The Week of Prayer for Christian Unity has just ended with a flourish, as a large group of Christians worshipped together on Zoom, in a service inspired by the Feast of the Epiphany and prepared by the Churches of the Middle East. For me, there is an interesting symbolism in this celebration of unity being centred on the Magi from the East, in that some strangers from afar who weren’t connected with the Jewish Tradition undertook long journeys to honour an extraordinary happening, God had become incarnate as a tiny baby. This was God being revealed to the wider gentile world – to all.
In thinking about unity, we shouldn’t however confuse unity with uniformity. Uniformity is all thinking the same and agreeing with each other. Unity is accepting and respecting difference in the pursuit of shared values and goals. In many areas, there’s a tendency for church congregations to be rather homogenous, though certainly in the Episcopal Church in the Highlands because there’s less scope for choosing a church to suit your preferences. Whilst homogeneity isn’t all bad, there are dangers in it: that we come to see what we like, what we choose and the way that we do things as ‘normal’, universally applicable and unchangeable for all time – ‘the proper way of doing things’. Sadly that results in folk becoming defensive and upset by anything or anybody that rocks the boat, challenges the ‘proper way’ or pushes us out of our comfort zone.
Our celebration on Tuesday evening brought together many people of different traditions and practices, to honour an extraordinary happening – the coming of God into our world as one of us – and what that has meant for people all over the world in the 2000 years since. It was a service that brought some of the riches of the Coptic Church, the Eastern Orthodox Church, the French Ecumenical Taizé community and invited us to celebrate using elements that were unfamiliar to most of those present – but you know what, we all enjoyed the experience.
We met as people from across the Churches and Denominations in Sutherland and Easter Ross and one or two from further afield. We met as Christians united in a common faith. We met as part of
“a great multitude that no one could count, from every nation, from all tribes and peoples and languages, standing before the throne and before the Lamb”.Revelation 7:9
We met “united in the same mind and the same purpose” (1 Corinthians 1:10).

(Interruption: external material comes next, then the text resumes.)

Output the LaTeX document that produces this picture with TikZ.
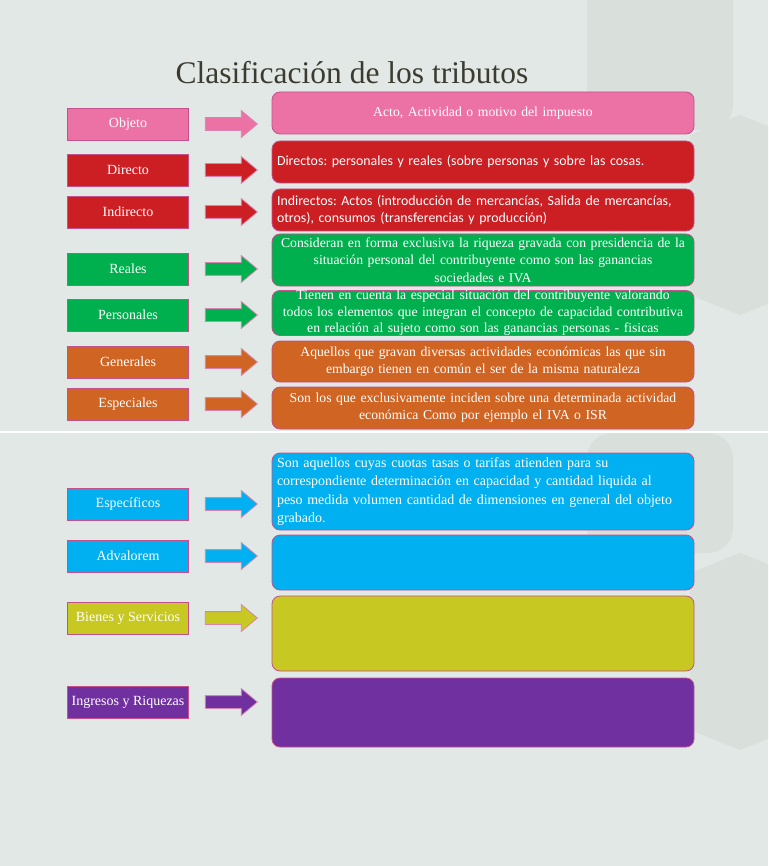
\documentclass[tikz,border=0pt]{standalone}
\usepackage{fontspec}
\setmainfont{Liberation Serif}
\newfontfamily\calibrifont{Carlito}
\usetikzlibrary{positioning, shapes.arrows}
\definecolor{cbg}{HTML}{E2E8E5}
\definecolor{cpanel}{HTML}{D9E0DC}
\definecolor{ctitle}{HTML}{3B3B30}
\definecolor{cedge}{HTML}{C4508C}
\definecolor{cpink}{HTML}{EC72A5}
\definecolor{cred}{HTML}{CC1F24}
\definecolor{cgreen}{HTML}{00B04F}
\definecolor{corange}{HTML}{D06422}
\definecolor{ccyan}{HTML}{00B0F0}
\definecolor{colive}{HTML}{C8C822}
\definecolor{cpurple}{HTML}{7030A0}
\tikzset{
  every picture/.style={line width=0.8pt},
  kind/.style={draw=cedge, fill=#1, text=white, minimum width=121pt, minimum height=32pt, inner sep=2pt, font=\fontsize{14}{16}\selectfont},
  detail/.style={draw=cedge, fill=#1, text=white, rounded corners=8pt, minimum width=422pt, text width=412pt, align=center, inner xsep=5pt, inner ysep=0pt, font=\fontsize{13.7}{17}\selectfont},
  fat arrow/.style={single arrow, draw=cedge!70, fill=#1, minimum height=52pt, minimum width=26pt, single arrow head extend=7pt, single arrow tip angle=80, inner xsep=0pt, inner ysep=6pt},
  title/.style={font=\fontsize{31.5}{36}\selectfont, text=ctitle},
}

\begin{document}
\frenchspacing
\begin{tikzpicture}[x=1pt, y=-1pt]
  % slide background and faint tiles
  \useasboundingbox (0,0) rectangle (768,866);
  \clip (0,0) rectangle (768,866);
  \fill[cbg] (0,0) rectangle (768,866);
  \fill[cpanel, rounded corners=25pt] (587,-30) rectangle (733,130);
  \fill[cpanel] (690,135) -- (740,115) -- (790,135) -- (790,295) -- (740,315) -- (690,295) -- cycle;
  \fill[cpanel, rounded corners=25pt] (587,433) rectangle (733,553);
  \fill[cpanel] (690,573) -- (740,553) -- (790,573) -- (790,730) -- (740,750) -- (690,730) -- cycle;
  \draw[white, line width=1.5pt] (0,432) -- (768,432);

  \node[title] (head) at (352,73) {Clasificación de los tributos};

  % first slide
  \node[kind=cpink] (objL) at (128,124) {Objeto};
  \node[kind=cred] (dirL) at (128,170) {Directo};
  \node[kind=cred] (indL) at (128,212) {Indirecto};
  \node[kind=cgreen] (reaL) at (128,269) {Reales};
  \node[kind=cgreen] (perL) at (128,315) {Personales};
  \node[kind=corange] (genL) at (128,362) {Generales};
  \node[kind=corange] (espL) at (128,404) {Especiales};

  \node[fat arrow=cpink, right=16pt of objL] (objA) {};
  \node[fat arrow=cred, right=16pt of dirL] (dirA) {};
  \node[fat arrow=cred, right=16pt of indL] (indA) {};
  \node[fat arrow=cgreen, right=16pt of reaL] (reaA) {};
  \node[fat arrow=cgreen, right=16pt of perL] (perA) {};
  \node[fat arrow=corange, right=16pt of genL] (genA) {};
  \node[fat arrow=corange, right=16pt of espL] (espA) {};

  \node[detail=cpink, minimum height=42pt] (objR) at (483,113) {Acto, Actividad o motivo del impuesto};
  \node[detail=cred, minimum height=42pt, align=left, font=\calibrifont\fontsize{13.9}{17}\selectfont] (dirR) at (483,162) {Directos: personales y reales (sobre personas y sobre las cosas.};
  \node[detail=cred, minimum height=42pt, align=left, font=\calibrifont\fontsize{13.9}{17}\selectfont] (indR) at (483,210) {Indirectos: Actos (introducción de mercancías, Salida de mercancías,\\ otros), consumos (transferencias y producción)};
  \node[detail=cgreen, minimum height=52pt, font=\fontsize{13.7}{17.3}\selectfont] (reaR) at (483,260) {Consideran en forma exclusiva la riqueza gravada con presidencia de la\\ situación personal del contribuyente como son las ganancias\\ sociedades e IVA};
  \node[detail=cgreen, minimum height=45pt, font=\fontsize{13.7}{16.3}\selectfont] (perR) at (483,313) {Tienen en cuenta la especial situación del contribuyente valorando\\ todos los elementos que integran el concepto de capacidad contributiva\\ en relación al sujeto como son las ganancias personas - fisicas};
  \node[detail=corange, minimum height=41pt] (genR) at (483,361.5) {Aquellos que gravan diversas actividades económicas las que sin\\ embargo tienen en común el ser de la misma naturaleza};
  \node[detail=corange, minimum height=42pt] (espR) at (483,408) {Son los que exclusivamente inciden sobre una determinada actividad\\ económica Como por ejemplo el IVA o ISR};

  % second slide
  \node[kind=ccyan] (speL) at (128,504) {Específicos};
  \node[kind=ccyan] (advL) at (128,556) {Advalorem};
  \node[kind=colive] (bieL) at (128,618) {Bienes y Servicios};
  \node[kind=cpurple] (ingL) at (128,702) {Ingresos y Riquezas};

  \node[fat arrow=ccyan, right=16pt of speL] (speA) {};
  \node[fat arrow=ccyan, right=16pt of advL] (advA) {};
  \node[fat arrow=colive, right=16pt of bieL] (bieA) {};
  \node[fat arrow=cpurple, right=16pt of ingL] (ingA) {};

  \node[detail=ccyan, minimum height=77pt, align=left, font=\fontsize{14}{18.5}\selectfont] (speR) at (483,491.5) {Son aquellos cuyas cuotas tasas o tarifas atienden para su\\ correspondiente determinación en capacidad y cantidad liquida al\\ peso medida volumen cantidad de dimensiones en general del objeto\\ grabado.};
  \node[detail=ccyan, minimum height=55pt] (advR) at (483,562.5) {};
  \node[detail=colive, minimum height=75pt] (bieR) at (483,633.5) {};
  \node[detail=cpurple, minimum height=69pt] (ingR) at (483,712.5) {};
\end{tikzpicture}
\end{document}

We met because before Jesus died, he prayed to his Father:
“I ask not only on behalf of these, but also on behalf of those who will believe in me through their word, that they may all be one. As you, Father, are in me and I am in you, may they also be in us, so that the world may believe that you have sent me. The glory that you have given me I have given them, so that they may be one, as we are one, I in them and you in me, that they may become completely one, so that the world may know that you have sent me and have loved them even as you have loved me.”John 17:20-23
The Week of Prayer for Christian Unity may have ended on Tuesday, but we need to continue in our effort to work more closely together. In every encounter that I have with Christians in another fellowship, denomination or congregation, I realise what riches each have to share with their fellow travellers in Christ. Now where did I put the link to that 2 hour and 47 minute video of a Greek Orthodox celebration of the Epiphany?